**Task requirements**
Repeat each record exactly as written, and drop any images.
- - - - - - -
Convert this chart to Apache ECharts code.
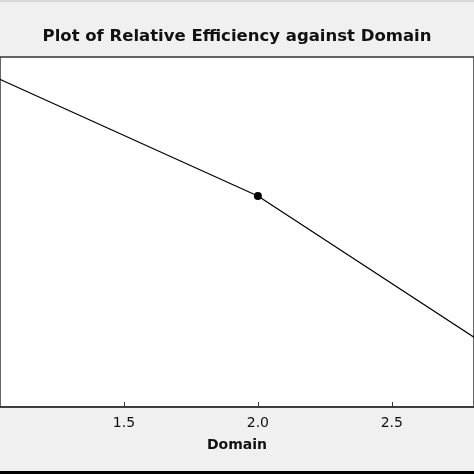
<!DOCTYPE html>
<html>
<head>
<meta charset="utf-8">
<script src="https://cdn.jsdelivr.net/npm/echarts@6/dist/echarts.min.js"></script>
<style>html,body{margin:0;padding:0;background:#f0f0f0}#main{width:474px;height:474px}</style>
</head>
<body>
<div id="main"></div>
<script>
var domain = [1.0, 2.0, 3.0];
var efficiency = [0.949, 0.603, 0.103];
var tickValues = [1.5, 2.0, 2.5];

var points = domain.map(function (d, i) { return [d, efficiency[i]]; });

var myChart = echarts.init(document.getElementById('main'));
myChart.setOption({
    backgroundColor: '#f0f0f0',
    animation: false,
    title: {
        left: 'center',
        top: 23,
        text: 'Plot of Relative Efficiency against Domain',
        textStyle: { fontFamily: 'DejaVu Sans', fontSize: 16.5, fontWeight: 'bold', color: '#111' }
    },
    grid: {
        left: -2, right: -2, top: 57, bottom: 67,
        show: true, backgroundColor: '#fff', borderColor: '#333', borderWidth: 1.5
    },
    xAxis: {
        type: 'value',
        min: 1.037,
        max: 2.807,
        name: 'Domain',
        nameLocation: 'middle',
        nameGap: 31,
        nameTextStyle: { fontFamily: 'DejaVu Sans', fontSize: 14, fontWeight: 'bold', color: '#111' },
        splitLine: { show: false },
        axisLine: { lineStyle: { color: '#333', width: 1.5 } },
        axisTick: { inside: true, length: 5, customValues: tickValues, lineStyle: { color: '#333' } },
        axisLabel: {
            customValues: tickValues, margin: 9,
            fontFamily: 'DejaVu Sans', fontSize: 14, color: '#111',
            formatter: function (v) { return v.toFixed(1); }
        }
    },
    yAxis: {
        type: 'value', min: 0, max: 1, show: false, splitLine: { show: false }
    },
    graphic: [
        { type: 'rect', shape: { x: 0, y: 471, width: 474, height: 3 }, style: { fill: '#000' } },
        { type: 'rect', shape: { x: 0, y: 0, width: 474, height: 2 }, style: { fill: '#d8d8d8' } }
    ],
    series: [{
        type: 'line',
        data: points,
        symbol: 'circle',
        symbolSize: 8,
        itemStyle: { color: '#000' },
        lineStyle: { color: '#000', width: 1.2 }
    }]
});
</script>
</body>
</html>
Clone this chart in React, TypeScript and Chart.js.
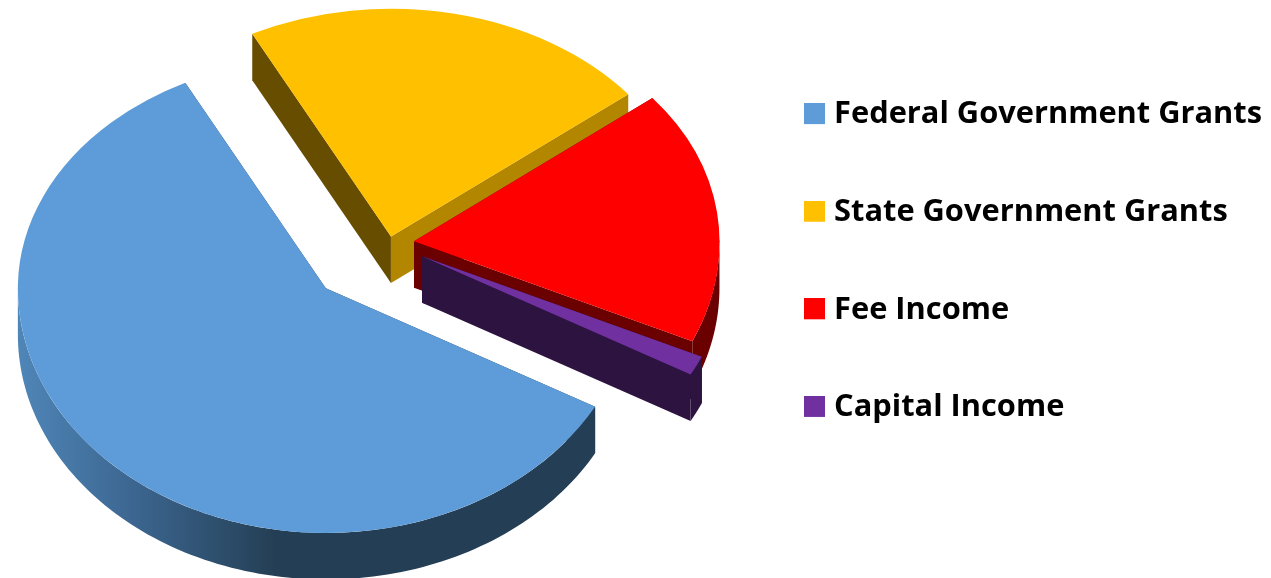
- - - - - - -
**Written solution**
Convert this chart to Apache ECharts code.
<!DOCTYPE html>
<html>
<head>
<meta charset="utf-8">
<script src="https://cdn.jsdelivr.net/npm/echarts@6/dist/echarts.min.js"></script>
<style>html,body{margin:0;padding:0;background:#f0f0f0}#main{width:474px;height:474px}</style>
</head>
<body>
<div id="main"></div>
<script>
var domain = [1.0, 2.0, 3.0];
var efficiency = [0.949, 0.603, 0.103];
var tickValues = [1.5, 2.0, 2.5];

var points = domain.map(function (d, i) { return [d, efficiency[i]]; });

var myChart = echarts.init(document.getElementById('main'));
myChart.setOption({
    backgroundColor: '#f0f0f0',
    animation: false,
    title: {
        left: 'center',
        top: 23,
        text: 'Plot of Relative Efficiency against Domain',
        textStyle: { fontFamily: 'DejaVu Sans', fontSize: 16.5, fontWeight: 'bold', color: '#111' }
    },
    grid: {
        left: -2, right: -2, top: 57, bottom: 67,
        show: true, backgroundColor: '#fff', borderColor: '#333', borderWidth: 1.5
    },
    xAxis: {
        type: 'value',
        min: 1.037,
        max: 2.807,
        name: 'Domain',
        nameLocation: 'middle',
        nameGap: 31,
        nameTextStyle: { fontFamily: 'DejaVu Sans', fontSize: 14, fontWeight: 'bold', color: '#111' },
        splitLine: { show: false },
        axisLine: { lineStyle: { color: '#333', width: 1.5 } },
        axisTick: { inside: true, length: 5, customValues: tickValues, lineStyle: { color: '#333' } },
        axisLabel: {
            customValues: tickValues, margin: 9,
            fontFamily: 'DejaVu Sans', fontSize: 14, color: '#111',
            formatter: function (v) { return v.toFixed(1); }
        }
    },
    yAxis: {
        type: 'value', min: 0, max: 1, show: false, splitLine: { show: false }
    },
    graphic: [
        { type: 'rect', shape: { x: 0, y: 471, width: 474, height: 3 }, style: { fill: '#000' } },
        { type: 'rect', shape: { x: 0, y: 0, width: 474, height: 2 }, style: { fill: '#d8d8d8' } }
    ],
    series: [{
        type: 'line',
        data: points,
        symbol: 'circle',
        symbolSize: 8,
        itemStyle: { color: '#000' },
        lineStyle: { color: '#000', width: 1.2 }
    }]
});
</script>
</body>
</html>
Clone this chart in React, TypeScript and Chart.js.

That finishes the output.